Il n’est pas interdit d’engager une conversation personnelle dans l’entreprise en ce compris les discussions relatives à la religion.

Ce principe est tempéré si les modalités et les circonstances de ces échanges créent également un trouble objectif au bon fonctionnement du service comme par exemple le fait d’adresser de manière répétée et insistante des remarques aux collègues de travail sur leur comportement, leur vie personnelle qui est de nature à créer un climat de tension au sein de la communauté de travail.

Enfin, tout à chacun peut parfaitement refuser d’être présent à l’occasion d’une fête religieuse au sein de l’entreprise sauf si, par exemple, au regard des tâches qui sont confiées au salarié, sa mission consisterait à y assurer la sécurité.

Comment l’employeur peut-il restreindre l’expression de la liberté religieuse ? Que dit la jurisprudence à ce propos ? La Loi ?

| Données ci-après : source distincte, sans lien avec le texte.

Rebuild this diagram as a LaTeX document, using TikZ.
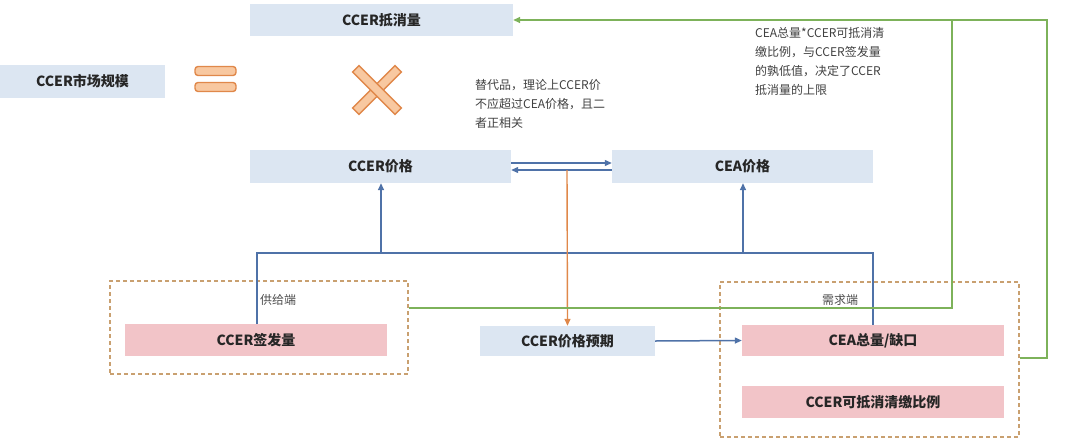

Les dispositions légales et jurisprudentielles principales ayant été exposées à l’occasion des questions précédentes, les salariés comme les employeurs peuvent utilement consulter le guide pratique du fait religieux dans les entreprises privées édité par le Ministère du Travail de l’Emploi et de la Formation professionnelles sur son site.

Ce guide tente d’apporter les réponses sur les droits et obligations mais aussi sur les comportements à adopter à l’occasion de l’exécution de la relation contractuelle.

La neutralité religieuse est-elle vraiment possible en entreprise ?

L’objectif du législateur a été de trouver un équilibre entre l’exercice d’une liberté fondamentale et l’interdiction de tout discrimination et les nécessités de fonctionnement internes qui ne doivent pas être objectivement troublées par l’exercice de cette liberté fondamentale.

Cet équilibre est difficile à trouver est doit constamment être évalué et adapté aux évolutions dans l’organisation et le fonctionnement de l’entreprise.

Le mot de la fin ? Le conseil de la fin ?

La difficulté de trouver un équilibre implique la prise en compte du contexte et de l’organisation propres à chaque entreprise avec beaucoup de pragmatisme ; chaque situation entraine la mise en place de solutions différentes.

Il n’existe pas de solution type applicable à tout le monde.

A mon sens, la compréhension et l’acceptation des règles passent par un dialogue et une concertation permanente tant avec les institutions représentatives du personnel qu’avec les salariés eux-mêmes.

Beaucoup de situations deviennent conflictuelles par manque de dialogue et d’incompréhension mutuelle.

Une fois le conflit apparu, il est en pratique toujours très délicat d’apaiser le climat social.

Il est d’autant plus important de se préoccuper du fait religieux en entreprise que, comme il l’a été expliqué en introduction, il s’agit de quelque chose qui, étant le reflet de notre société, pousse les portes des entreprises et organisations privées et qui s’impose comme une question majeure.